From: (no name) (no email)
Date: Sat May 05 2001 - 12:05:51 EDT

  • Next message: David W. Wisham: "lv-ab: Fw: Time to move"

    In a message dated 05/05/2001 9:10:47 AM Eastern Daylight Time,
     writes:

    > but I was wondering if it's possible to use an
    > isolated part of a wire backstay as antenna for the VHF, in the same way as
    > with SSB antennae?!? What's inside these fiberglass VHF antennae anyway???
    >

    Transmitting antennas work best when they resonate with the transmitting
    frequency. This means adjusting the length so that the electricity vibrates
    in the antenna naturally at the same rate as the transmitter is vibrating.
    This is just like a guitar string vibrating when in the presence of a tone of
    the same frequency as the guitar string is tuned to. You can make the antenna
    wire seem longer, to vibrate at a lower frequency, by adding inductance (a
    coil of wire) in series with it, or make it seem shorter by adding
    capacitance (a capacitor) in series with it. This is what an antenna tuner
    does.

    The "standard" antenna is a dipole, like the letter T with a wire connecting
    each arm of the T to the transmitter to form a sort of a high frequency
    electromagnet. When each arm is a quarter wavelength (one wavelength is the
    distance a radio wave travels in one cycle considering that it travels at
    330,000,000 meters/second) the thing resonates nicely. Turn the T on it's
    side, stick one arm in the ground, and you have a vertical, or whip antenna
    such as used for SSB on a backstay, a VHF, or a cell phone. This is why it
    is so important to have a good ground, or "counterpoise" as it is sometimes
    called, because it is actually half of the antenna.

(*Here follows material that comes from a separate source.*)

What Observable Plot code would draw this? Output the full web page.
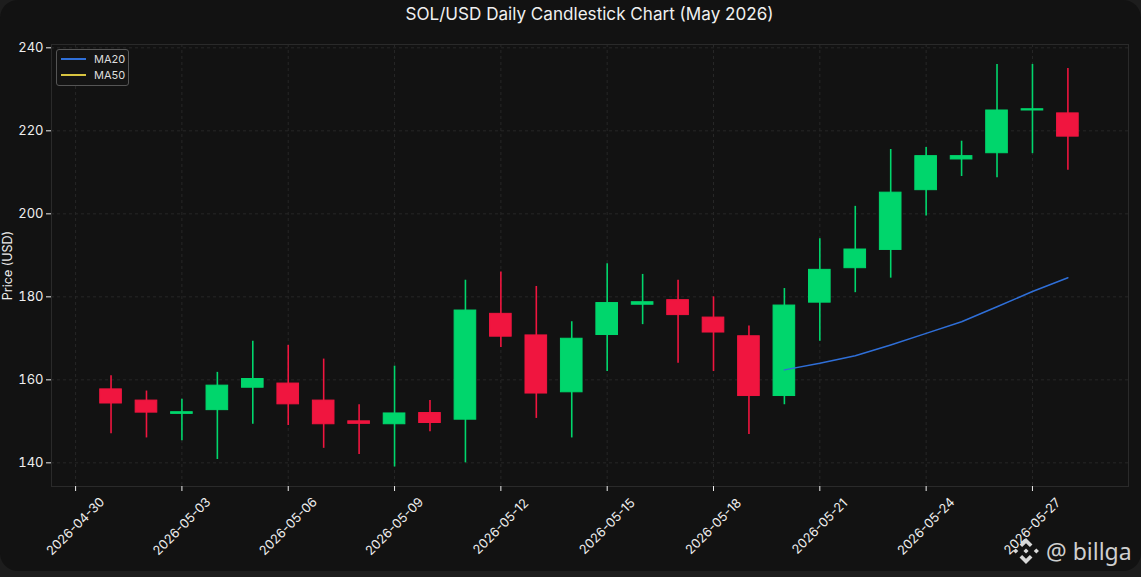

    Generally antennas such as a backstay, which wants to be a half of a dipole
    antenna, is tuned to be a quarter of a wavelength with the help of an antenna
    tuner.

    As for what is inside VHF antennas, they could be simply a quarter wave wire,
    but a "high gain" antenna I took apart once had sections of coaxial cable cut
    into short pieces about 6 inches long and soldered center conductor to shield
    to each other up the length of the antenna, which was about 8 feet long or
    so. The object was to flatten and spread out the normally donut shaped
    radiation pattern of the simple quarter wave wire so as to extend the range,
    very much like a Fresnel lens does to light.